Skip the pictures. Transcribe the rest of the data below without changing a word.

# # # #

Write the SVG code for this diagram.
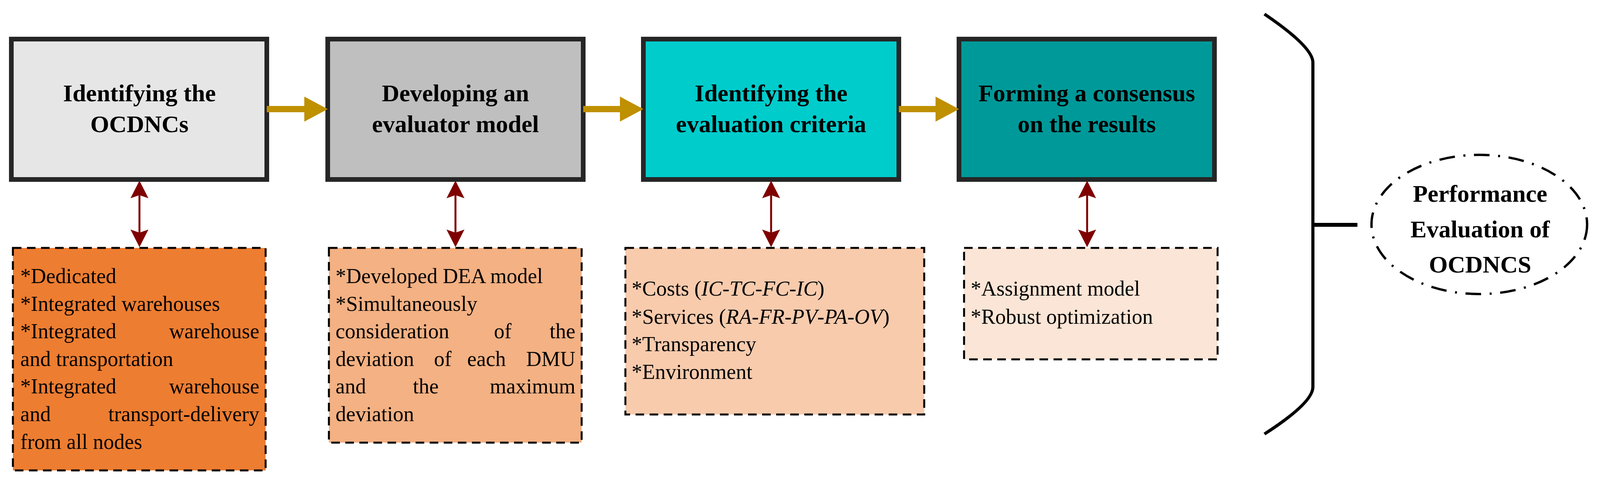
<svg xmlns="http://www.w3.org/2000/svg" width="4103" height="1248" viewBox="0 0 4103 1248">
<style>
.top{stroke:#262626;stroke-width:12}
.title{font-family:"Liberation Serif",serif;font-weight:bold;font-size:62px;text-anchor:middle;fill:#000}
.low{stroke:#000;stroke-width:5;stroke-dasharray:22 14}
.t{font-family:"Liberation Serif",serif;font-size:54px;fill:#000}
.r{text-anchor:end}
.gold{fill:#bf9000}
.dr{stroke:#7f0000;stroke-width:5}
.drh{fill:#7f0000}
</style>
<rect width="4103" height="1248" fill="#fff"/>
<g id="n1"><rect class="top" x="29" y="100" width="654" height="359" fill="#e6e6e6"/>
<text class="title" x="357" y="259">Identifying the</text><text class="title" x="357" y="338">OCDNCs</text></g>
<g id="n2"><rect class="top" x="839" y="100" width="654" height="359" fill="#bfbfbf"/>
<text class="title" x="1166" y="259">Developing an</text><text class="title" x="1166" y="338">evaluator model</text></g>
<g id="n3"><rect class="top" x="1647" y="100" width="654" height="359" fill="#00cccc"/>
<text class="title" x="1974" y="259">Identifying the</text><text class="title" x="1974" y="338">evaluation criteria</text></g>
<g id="n4"><rect class="top" x="2455" y="100" width="654" height="359" fill="#009999"/>
<text class="title" x="2782" y="259">Forming a consensus</text><text class="title" x="2782" y="338">on the results</text></g>
<g id="d1"><rect class="low" x="33" y="634" width="647" height="569" fill="#ed7d31"/>
<text class="t" x="52" y="724">*Dedicated</text>
<text class="t" x="52" y="795">*Integrated warehouses</text>
<text class="t" x="52" y="865">*Integrated</text><text class="t r" x="664" y="865">warehouse</text>
<text class="t" x="52" y="936">and transportation</text>
<text class="t" x="52" y="1006">*Integrated</text><text class="t r" x="664" y="1006">warehouse</text>
<text class="t" x="52" y="1077">and</text><text class="t r" x="664" y="1077">transport-delivery</text>
<text class="t" x="52" y="1148">from all nodes</text></g>
<g id="d2"><rect class="low" x="842" y="634" width="647" height="498" fill="#f4b183"/>
<text class="t" x="859" y="724">*Developed DEA model</text>
<text class="t" x="859" y="795">*Simultaneously</text>
<text class="t" x="859" y="865">consideration</text><text class="t" x="1287" y="865" text-anchor="middle">of</text><text class="t r" x="1473" y="865">the</text>
<text class="t" x="859" y="936">deviation</text><text class="t" x="1111" y="936">of</text><text class="t" x="1196" y="936">each</text><text class="t r" x="1473" y="936">DMU</text>
<text class="t" x="859" y="1006">and</text><text class="t" x="1090" y="1006" text-anchor="middle">the</text><text class="t r" x="1473" y="1006">maximum</text>
<text class="t" x="859" y="1077">deviation</text></g>
<g id="d3"><rect class="low" x="1601" y="634" width="765" height="426" fill="#f8cbad"/>
<text class="t" x="1617" y="756">*Costs (<tspan font-style="italic">IC</tspan>-<tspan font-style="italic">TC</tspan>-<tspan font-style="italic">FC</tspan>-<tspan font-style="italic">IC</tspan>)</text>
<text class="t" x="1617" y="828">*Services (<tspan font-style="italic">RA</tspan>-<tspan font-style="italic">FR</tspan>-<tspan font-style="italic">PV</tspan>-<tspan font-style="italic">PA</tspan>-<tspan font-style="italic">OV</tspan>)</text>
<text class="t" x="1617" y="898">*Transparency</text>
<text class="t" x="1617" y="969">*Environment</text></g>
<g id="d4"><rect class="low" x="2468" y="634" width="649" height="285" fill="#fbe5d6"/>
<text class="t" x="2485" y="756">*Assignment model</text>
<text class="t" x="2485" y="828">*Robust optimization</text></g>
<g id="result"><ellipse cx="3787" cy="574" rx="276" ry="178" fill="#fff" stroke="#000" stroke-width="6" stroke-dasharray="40 22 5 22"/>
<text class="title" x="3789" y="516">Performance</text><text class="title" x="3789" y="607">Evaluation of</text><text class="title" x="3789" y="697">OCDNCS</text></g>
<g id="connectors">
<rect class="gold" x="683" y="271" width="100" height="16"/><polygon class="gold" points="779,247 839,279 779,311"/>
<rect class="gold" x="1493" y="271" width="98" height="16"/><polygon class="gold" points="1587,247 1647,279 1587,311"/>
<rect class="gold" x="2301" y="271" width="98" height="16"/><polygon class="gold" points="2395,247 2455,279 2395,311"/>
<g class="dr"><line x1="357" y1="495" x2="357" y2="596"/><line x1="1166" y1="495" x2="1166" y2="596"/><line x1="1974" y1="495" x2="1974" y2="596"/><line x1="2783" y1="495" x2="2783" y2="596"/></g>
<g class="drh">
<polygon points="357,462 380,507 357,499 334,507"/><polygon points="357,632 380,587 357,595 334,587"/>
<polygon points="1166,462 1189,507 1166,499 1143,507"/><polygon points="1166,632 1189,587 1166,595 1143,587"/>
<polygon points="1974,462 1997,507 1974,499 1951,507"/><polygon points="1974,632 1997,587 1974,595 1951,587"/>
<polygon points="2783,462 2806,507 2783,499 2760,507"/><polygon points="2783,632 2806,587 2783,595 2760,587"/>
</g>
<path d="M3237,36 Q3361,120 3361,160 L3361,990 Q3361,1030 3237,1110" fill="none" stroke="#000" stroke-width="8"/>
<line x1="3361" y1="575" x2="3475" y2="575" stroke="#000" stroke-width="10"/>
</g>
</svg>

# # # #

Written response:
Write the SVG code for this diagram.
<svg xmlns="http://www.w3.org/2000/svg" width="4103" height="1248" viewBox="0 0 4103 1248">
<style>
.top{stroke:#262626;stroke-width:12}
.title{font-family:"Liberation Serif",serif;font-weight:bold;font-size:62px;text-anchor:middle;fill:#000}
.low{stroke:#000;stroke-width:5;stroke-dasharray:22 14}
.t{font-family:"Liberation Serif",serif;font-size:54px;fill:#000}
.r{text-anchor:end}
.gold{fill:#bf9000}
.dr{stroke:#7f0000;stroke-width:5}
.drh{fill:#7f0000}
</style>
<rect width="4103" height="1248" fill="#fff"/>
<g id="n1"><rect class="top" x="29" y="100" width="654" height="359" fill="#e6e6e6"/>
<text class="title" x="357" y="259">Identifying the</text><text class="title" x="357" y="338">OCDNCs</text></g>
<g id="n2"><rect class="top" x="839" y="100" width="654" height="359" fill="#bfbfbf"/>
<text class="title" x="1166" y="259">Developing an</text><text class="title" x="1166" y="338">evaluator model</text></g>
<g id="n3"><rect class="top" x="1647" y="100" width="654" height="359" fill="#00cccc"/>
<text class="title" x="1974" y="259">Identifying the</text><text class="title" x="1974" y="338">evaluation criteria</text></g>
<g id="n4"><rect class="top" x="2455" y="100" width="654" height="359" fill="#009999"/>
<text class="title" x="2782" y="259">Forming a consensus</text><text class="title" x="2782" y="338">on the results</text></g>
<g id="d1"><rect class="low" x="33" y="634" width="647" height="569" fill="#ed7d31"/>
<text class="t" x="52" y="724">*Dedicated</text>
<text class="t" x="52" y="795">*Integrated warehouses</text>
<text class="t" x="52" y="865">*Integrated</text><text class="t r" x="664" y="865">warehouse</text>
<text class="t" x="52" y="936">and transportation</text>
<text class="t" x="52" y="1006">*Integrated</text><text class="t r" x="664" y="1006">warehouse</text>
<text class="t" x="52" y="1077">and</text><text class="t r" x="664" y="1077">transport-delivery</text>
<text class="t" x="52" y="1148">from all nodes</text></g>
<g id="d2"><rect class="low" x="842" y="634" width="647" height="498" fill="#f4b183"/>
<text class="t" x="859" y="724">*Developed DEA model</text>
<text class="t" x="859" y="795">*Simultaneously</text>
<text class="t" x="859" y="865">consideration</text><text class="t" x="1287" y="865" text-anchor="middle">of</text><text class="t r" x="1473" y="865">the</text>
<text class="t" x="859" y="936">deviation</text><text class="t" x="1111" y="936">of</text><text class="t" x="1196" y="936">each</text><text class="t r" x="1473" y="936">DMU</text>
<text class="t" x="859" y="1006">and</text><text class="t" x="1090" y="1006" text-anchor="middle">the</text><text class="t r" x="1473" y="1006">maximum</text>
<text class="t" x="859" y="1077">deviation</text></g>
<g id="d3"><rect class="low" x="1601" y="634" width="765" height="426" fill="#f8cbad"/>
<text class="t" x="1617" y="756">*Costs (<tspan font-style="italic">IC</tspan>-<tspan font-style="italic">TC</tspan>-<tspan font-style="italic">FC</tspan>-<tspan font-style="italic">IC</tspan>)</text>
<text class="t" x="1617" y="828">*Services (<tspan font-style="italic">RA</tspan>-<tspan font-style="italic">FR</tspan>-<tspan font-style="italic">PV</tspan>-<tspan font-style="italic">PA</tspan>-<tspan font-style="italic">OV</tspan>)</text>
<text class="t" x="1617" y="898">*Transparency</text>
<text class="t" x="1617" y="969">*Environment</text></g>
<g id="d4"><rect class="low" x="2468" y="634" width="649" height="285" fill="#fbe5d6"/>
<text class="t" x="2485" y="756">*Assignment model</text>
<text class="t" x="2485" y="828">*Robust optimization</text></g>
<g id="result"><ellipse cx="3787" cy="574" rx="276" ry="178" fill="#fff" stroke="#000" stroke-width="6" stroke-dasharray="40 22 5 22"/>
<text class="title" x="3789" y="516">Performance</text><text class="title" x="3789" y="607">Evaluation of</text><text class="title" x="3789" y="697">OCDNCS</text></g>
<g id="connectors">
<rect class="gold" x="683" y="271" width="100" height="16"/><polygon class="gold" points="779,247 839,279 779,311"/>
<rect class="gold" x="1493" y="271" width="98" height="16"/><polygon class="gold" points="1587,247 1647,279 1587,311"/>
<rect class="gold" x="2301" y="271" width="98" height="16"/><polygon class="gold" points="2395,247 2455,279 2395,311"/>
<g class="dr"><line x1="357" y1="495" x2="357" y2="596"/><line x1="1166" y1="495" x2="1166" y2="596"/><line x1="1974" y1="495" x2="1974" y2="596"/><line x1="2783" y1="495" x2="2783" y2="596"/></g>
<g class="drh">
<polygon points="357,462 380,507 357,499 334,507"/><polygon points="357,632 380,587 357,595 334,587"/>
<polygon points="1166,462 1189,507 1166,499 1143,507"/><polygon points="1166,632 1189,587 1166,595 1143,587"/>
<polygon points="1974,462 1997,507 1974,499 1951,507"/><polygon points="1974,632 1997,587 1974,595 1951,587"/>
<polygon points="2783,462 2806,507 2783,499 2760,507"/><polygon points="2783,632 2806,587 2783,595 2760,587"/>
</g>
<path d="M3237,36 Q3361,120 3361,160 L3361,990 Q3361,1030 3237,1110" fill="none" stroke="#000" stroke-width="8"/>
<line x1="3361" y1="575" x2="3475" y2="575" stroke="#000" stroke-width="10"/>
</g>
</svg>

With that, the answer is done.